(RECORDS SHOWN)

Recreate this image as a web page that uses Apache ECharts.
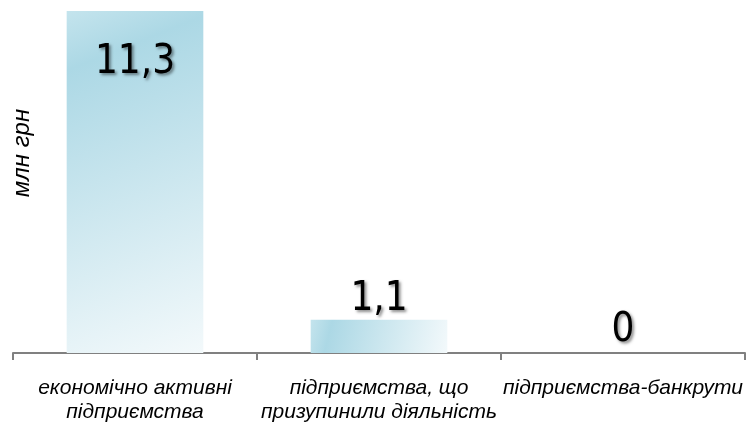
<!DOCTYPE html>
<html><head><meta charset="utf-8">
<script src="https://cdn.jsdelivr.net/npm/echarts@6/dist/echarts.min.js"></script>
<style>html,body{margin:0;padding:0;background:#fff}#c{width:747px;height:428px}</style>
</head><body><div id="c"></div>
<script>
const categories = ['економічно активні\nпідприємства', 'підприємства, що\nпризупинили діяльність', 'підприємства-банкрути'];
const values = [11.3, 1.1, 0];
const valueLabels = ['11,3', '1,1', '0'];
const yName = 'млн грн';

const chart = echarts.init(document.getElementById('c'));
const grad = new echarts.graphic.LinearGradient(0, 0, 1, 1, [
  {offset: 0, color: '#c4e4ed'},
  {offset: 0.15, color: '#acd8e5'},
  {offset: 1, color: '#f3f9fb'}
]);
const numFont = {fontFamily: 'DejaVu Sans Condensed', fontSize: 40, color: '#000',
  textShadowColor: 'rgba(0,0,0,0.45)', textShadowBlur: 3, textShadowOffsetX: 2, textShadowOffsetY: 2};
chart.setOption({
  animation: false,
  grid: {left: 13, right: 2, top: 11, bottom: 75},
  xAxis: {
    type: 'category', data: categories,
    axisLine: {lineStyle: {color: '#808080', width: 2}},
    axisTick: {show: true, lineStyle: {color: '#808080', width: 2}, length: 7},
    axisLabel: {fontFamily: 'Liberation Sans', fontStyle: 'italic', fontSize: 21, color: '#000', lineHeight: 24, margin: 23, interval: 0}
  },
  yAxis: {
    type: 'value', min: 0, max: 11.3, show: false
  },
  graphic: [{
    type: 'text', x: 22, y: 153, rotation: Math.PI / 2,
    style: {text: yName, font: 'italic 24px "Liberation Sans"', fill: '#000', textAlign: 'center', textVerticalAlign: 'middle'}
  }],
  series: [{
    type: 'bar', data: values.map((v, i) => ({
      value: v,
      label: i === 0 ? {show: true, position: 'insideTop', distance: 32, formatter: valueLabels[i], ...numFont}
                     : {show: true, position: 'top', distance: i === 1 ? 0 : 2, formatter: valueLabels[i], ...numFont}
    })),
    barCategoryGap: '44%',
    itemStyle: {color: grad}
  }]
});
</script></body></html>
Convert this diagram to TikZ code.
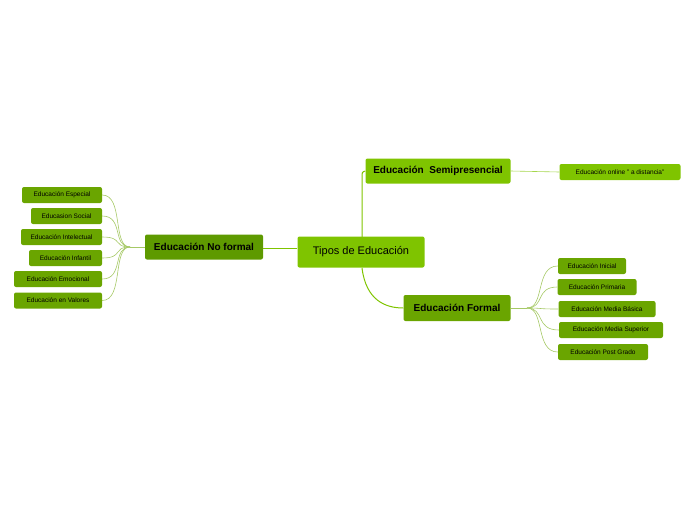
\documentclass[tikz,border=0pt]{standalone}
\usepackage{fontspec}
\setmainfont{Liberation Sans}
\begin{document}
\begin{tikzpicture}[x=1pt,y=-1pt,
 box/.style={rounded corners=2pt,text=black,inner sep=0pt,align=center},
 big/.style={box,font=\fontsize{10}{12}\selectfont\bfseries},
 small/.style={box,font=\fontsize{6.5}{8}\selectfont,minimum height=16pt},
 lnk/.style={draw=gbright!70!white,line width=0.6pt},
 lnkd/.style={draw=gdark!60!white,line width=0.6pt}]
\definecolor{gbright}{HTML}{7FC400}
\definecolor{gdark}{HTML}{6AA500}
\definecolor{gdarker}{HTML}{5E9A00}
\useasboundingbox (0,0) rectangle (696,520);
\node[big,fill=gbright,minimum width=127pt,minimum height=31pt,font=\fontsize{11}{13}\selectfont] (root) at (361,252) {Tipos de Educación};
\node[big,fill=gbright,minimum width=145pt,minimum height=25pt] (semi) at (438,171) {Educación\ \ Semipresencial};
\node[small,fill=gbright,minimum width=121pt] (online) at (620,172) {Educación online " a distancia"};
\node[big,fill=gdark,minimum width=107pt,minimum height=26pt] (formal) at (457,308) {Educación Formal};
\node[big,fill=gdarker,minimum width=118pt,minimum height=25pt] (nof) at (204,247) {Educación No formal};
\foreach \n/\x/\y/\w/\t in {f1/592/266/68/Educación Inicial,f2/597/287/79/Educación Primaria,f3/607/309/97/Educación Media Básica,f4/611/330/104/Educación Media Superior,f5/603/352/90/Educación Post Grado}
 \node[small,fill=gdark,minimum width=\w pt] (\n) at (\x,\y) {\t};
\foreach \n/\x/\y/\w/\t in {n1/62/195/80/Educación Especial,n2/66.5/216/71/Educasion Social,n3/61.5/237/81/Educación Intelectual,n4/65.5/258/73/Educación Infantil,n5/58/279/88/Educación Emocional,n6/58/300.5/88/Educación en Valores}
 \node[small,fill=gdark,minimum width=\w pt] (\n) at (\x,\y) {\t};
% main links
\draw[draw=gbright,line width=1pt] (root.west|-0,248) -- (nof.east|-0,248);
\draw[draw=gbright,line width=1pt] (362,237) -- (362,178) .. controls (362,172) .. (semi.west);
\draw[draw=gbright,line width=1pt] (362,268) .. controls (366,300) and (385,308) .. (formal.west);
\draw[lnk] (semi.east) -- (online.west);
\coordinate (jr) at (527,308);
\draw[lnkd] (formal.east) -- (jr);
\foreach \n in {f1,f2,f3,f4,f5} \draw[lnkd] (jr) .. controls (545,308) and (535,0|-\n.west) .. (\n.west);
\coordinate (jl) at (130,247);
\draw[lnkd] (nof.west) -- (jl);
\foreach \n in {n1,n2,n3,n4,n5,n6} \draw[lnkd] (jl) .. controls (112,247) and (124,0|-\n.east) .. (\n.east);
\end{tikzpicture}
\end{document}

(DIRECTIVE) Where a line contains the string "this", extract that line.

(WRITTEN SOLUTION)
Recreate this image as a web page that uses Apache ECharts.
Convert this diagram to TikZ code.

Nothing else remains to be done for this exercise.